Sunday, December 18, 2011

Relationship Tip of the Week #87-"I Love You but I am not in Love"-Part 1

One of the phrases i often hear in my office from one of the partners who have come for marital help is "I love you but i am not in love with you". Understandably, this is a very distressing experience for both members of a couple. There is fear that the feeling of "being in love" will never return and this means that the relationship is over. It is often puzzling as to how this happened. It is also confusing as to what can be done to restore the feelings of love and sexual attraction that bring most couples together.

While relationships are complex and there do not appear to be simple answers to the challenge of partnering in this day and age, i believe that this phenomena is most easily explained by understanding how we protect ourselves from feelings of hurt and woundedness that take place on a daily basis: our partner disappoints us; forgets a request; does not understand what we are saying; acts rejecting; is insensitive to our needs; acts in ways we experiece as selfish; calls us derogatory names; is impatient; speaks in a patronizing manner; rejects our requests for affection or sexual intimacy, to name just a few.
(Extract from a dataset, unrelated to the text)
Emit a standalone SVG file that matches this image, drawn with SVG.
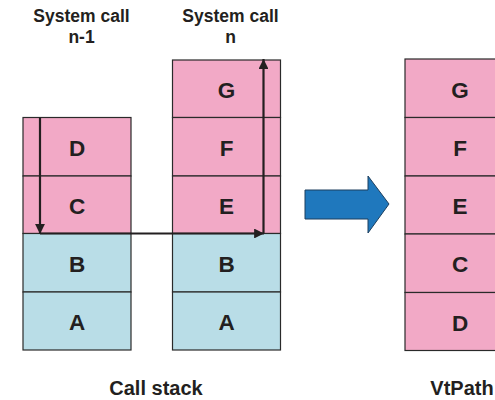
<svg xmlns="http://www.w3.org/2000/svg" width="495" height="400" viewBox="0 0 495 400">
<style>
.pink{fill:#f2a9c6;stroke:#2a2a2a;stroke-width:1.2}
.blue{fill:#b9dde7;stroke:#2a2a2a;stroke-width:1.2}
.lbl{font-family:"Liberation Sans",Arial,sans-serif;font-weight:bold;font-size:22.5px;fill:#231f20;text-anchor:middle}
.hdr{font-family:"Liberation Sans",Arial,sans-serif;font-weight:bold;font-size:17.5px;fill:#231f20;text-anchor:middle}
.cap{font-family:"Liberation Sans",Arial,sans-serif;font-weight:bold;font-size:20px;fill:#231f20;text-anchor:middle}
.ln{fill:none;stroke:#231f20;stroke-width:2.2}
</style>
<defs>
<marker id="ah" viewBox="0 0 10 10" refX="10" refY="5" markerWidth="4.5" markerHeight="4.5" orient="auto" markerUnits="strokeWidth">
<path d="M0,0 L10,5 L0,10 z" fill="#231f20"/>
</marker>
</defs>
<text class="hdr" x="81.5" y="22">System call</text>
<text class="hdr" x="81.5" y="43">n-1</text>
<text class="hdr" x="230.5" y="22">System call</text>
<text class="hdr" x="230.5" y="43">n</text>
<g id="stack-n-1">
<g id="s1-D"><rect class="pink" x="23" y="117.5" width="108" height="58.5"/><text class="lbl" x="77" y="156">D</text></g>
<g id="s1-C"><rect class="pink" x="23" y="176" width="108" height="57.5"/><text class="lbl" x="77" y="214">C</text></g>
<g id="s1-B"><rect class="blue" x="23" y="233.5" width="108" height="58.5"/><text class="lbl" x="77" y="272">B</text></g>
<g id="s1-A"><rect class="blue" x="23" y="292" width="108" height="58"/><text class="lbl" x="77" y="330">A</text></g>
</g>
<g id="stack-n">
<g id="s2-G"><rect class="pink" x="172.5" y="60" width="108" height="57.5"/><text class="lbl" x="226.5" y="98">G</text></g>
<g id="s2-F"><rect class="pink" x="172.5" y="117.5" width="108" height="58.5"/><text class="lbl" x="226.5" y="156">F</text></g>
<g id="s2-E"><rect class="pink" x="172.5" y="176" width="108" height="57.5"/><text class="lbl" x="226.5" y="214">E</text></g>
<g id="s2-B"><rect class="blue" x="172.5" y="233.5" width="108" height="58.5"/><text class="lbl" x="226.5" y="272">B</text></g>
<g id="s2-A"><rect class="blue" x="172.5" y="292" width="108" height="58"/><text class="lbl" x="226.5" y="330">A</text></g>
</g>
<g id="vtpath">
<g id="v-G"><rect class="pink" x="405" y="59" width="110" height="58.5"/><text class="lbl" x="460" y="98">G</text></g>
<g id="v-F"><rect class="pink" x="405" y="117.5" width="110" height="58.5"/><text class="lbl" x="460" y="156">F</text></g>
<g id="v-E"><rect class="pink" x="405" y="176" width="110" height="58"/><text class="lbl" x="460" y="214">E</text></g>
<g id="v-C"><rect class="pink" x="405" y="234" width="110" height="58.5"/><text class="lbl" x="460" y="272">C</text></g>
<g id="v-D"><rect class="pink" x="405" y="292.5" width="110" height="58"/><text class="lbl" x="460" y="331">D</text></g>
</g>
<g id="connectors">
<line class="ln" x1="40" y1="117.5" x2="40" y2="234" marker-end="url(#ah)"/>
<line class="ln" x1="40" y1="233.5" x2="264" y2="233.5" marker-end="url(#ah)"/>
<line class="ln" x1="263.5" y1="233.5" x2="263.5" y2="59" marker-end="url(#ah)"/>
<path id="big-arrow" d="M305,190 L368,190 L368,176 L389,204 L368,233 L368,219 L305,219 Z" fill="#1f78bd" stroke="#1d3f5e" stroke-width="1"/>
</g>
<text class="cap" x="156" y="395">Call stack</text>
<text class="cap" x="462" y="395">VtPath</text>
</svg>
Naturally, any of the above at the very least sting and sometimes are experienced as a deep wound in our heart or psyche. If there are many acts of love or tenderness to counterbalance the inevitable hurts that take place, we recover, repair and reconcile. If the pain becomes too frequent, we become cautious around our partner, lose trust in their good will, love and caring for us and begin to see them as "the enemy". In order to protect ourselves, we begin to close our heart and mind to our partner. While this does indeed miminmize the hurt that we experience, it does not allow any love that is coming our way to be felt and also does not allow any love we feel in our hearts to be expressed.

Thus we may have a place in our mind of connectedness from earlier days in the relationship that we remember and ways in which our partner still is helpful which allow us to say we love our partner, but we are now cut off from our own feelings of tenderness and vulnerability and we become isolated in our relationship.
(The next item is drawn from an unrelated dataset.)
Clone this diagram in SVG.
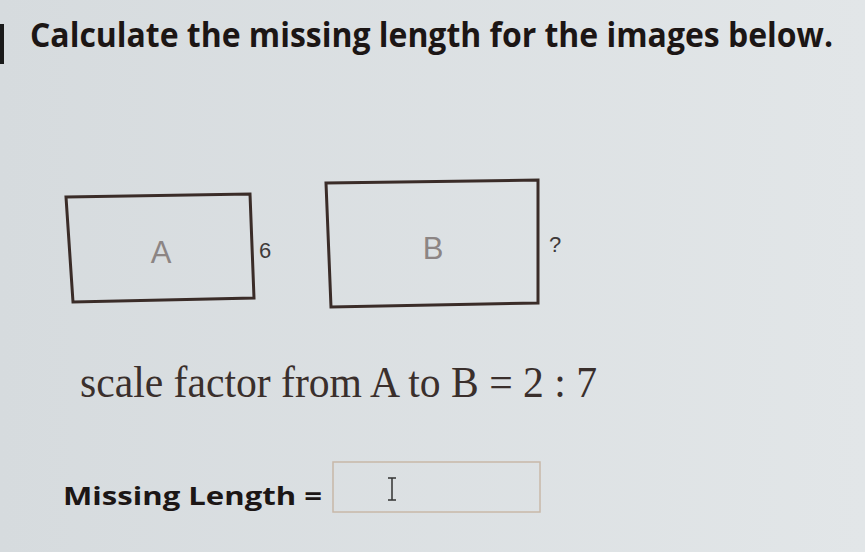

Next Week-What can be done to re-awaken our "feelings of love".

Sunday, December 4, 2011

Relationship Tip of The Week #86-The Conversation-the challenge of gender

In order to help facilitate "The Couple's Conversation", i am listing below some of the gender differences that contribute to making this process more challenging. Of course, not all men and women are alike and there are always exceptions to prove the rule; however, most of the elements listed below will be recognized by most couples.

1) Women are more comfortable having longer conversations which makes it frustrating for them when men want to end the discussion prematurely.

2) Men have less interest in many of the details that women want to share and want to get to the point or solve the problem.

3) Since men are not as comfortable with "our relationship" talks as women, they will often avoid or put off the discussions which feels very uncaring and unloving to women.

4) Men will respond more quickly with anger when hurt or cornered which makes it difficult for women to not become fearful.

5) Women will often respond with hurt and tears to conflict or accusations which cause men to shut down and withdraw as they are uncomfortable with sadness and feel guilty for causing their partner's pain.

6) It generally takes men longer to calm themselves down when their anger is activated making relationship repair more difficult for women as they usually want to re-establish the connection more quickly.

7) Men will focus on logic and women will zero in on emotion which leads both to feel frustrated when trying to have what each considers a resonable conversation.

Obviously, these differences have been present for a long time and will not likley disappear in the near future.

So what can you do?

I believe the simple recognition of these differences by each partner can help to minimize taking certain gender communication styles personally. Keeping these differences in the back of your mind will also allow you to give your partner the benefit of the doubt and utilize softer and more caring approaches when holding "The Conversation".